Relatório Preliminar do CIP Sobre a Descentralização em Moçambique (2020–2024): Balanço Crítico e Perspetivas Futuras
A descentralização em Moçambique, implementada no ciclo de governação provincial entre 2020 e 2024, foi o foco de um recente relatório preliminar apresentado pelo Centro de Integridade Pública (CIP), organização da sociedade civil moçambicana vocacionada à promoção da integridade na esfera pública. A apresentação teve lugar em Maputo, no dia quarta-feira, 23 de julho de 2025, a cargo do pesquisador Ivan Maússe. O documento dedica particular atenção às províncias de Nampula, Sofala e Zambézia, servindo como um primeiro olhar estruturado sobre as experiências vividas nesta fase inicial de implementação do modelo descentralizado.

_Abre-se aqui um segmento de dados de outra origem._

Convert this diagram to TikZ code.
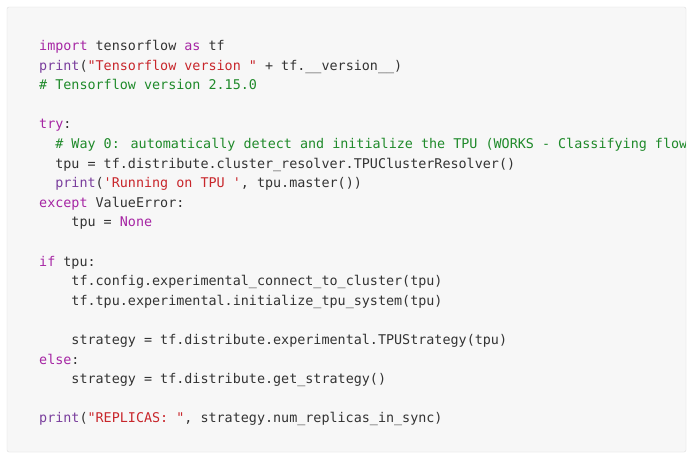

1. Contexto Político: Redução das Tensões Pós-Eleitorais
Segundo Ivan Maússe, a descentralização trouxe ganhos políticos importantes. Desde 2012, Moçambique vinha atravessando um ciclo de tensões pós-eleitorais marcadas por protestos com níveis de conflito e polarização bastante elevados. O modelo descentralizado foi concebido, em grande parte, como uma resposta a estas tensões, tendo como objetivo a repartição e partilha de poder entre a FRELIMO, a RENAMO e outras forças políticas. Na sua análise, Maússe sustenta que “do ponto de vista político, sim… pelo menos conseguimos amainar as tensões em termos de partilha do poder que, durante muito tempo, aconteceram em Moçambique… este modelo foi concebido… para evitar que Moçambique continuasse a ter aquela tensão política que vínhamos tendo desde 2012… Pelo menos, nisso nós conseguimos.”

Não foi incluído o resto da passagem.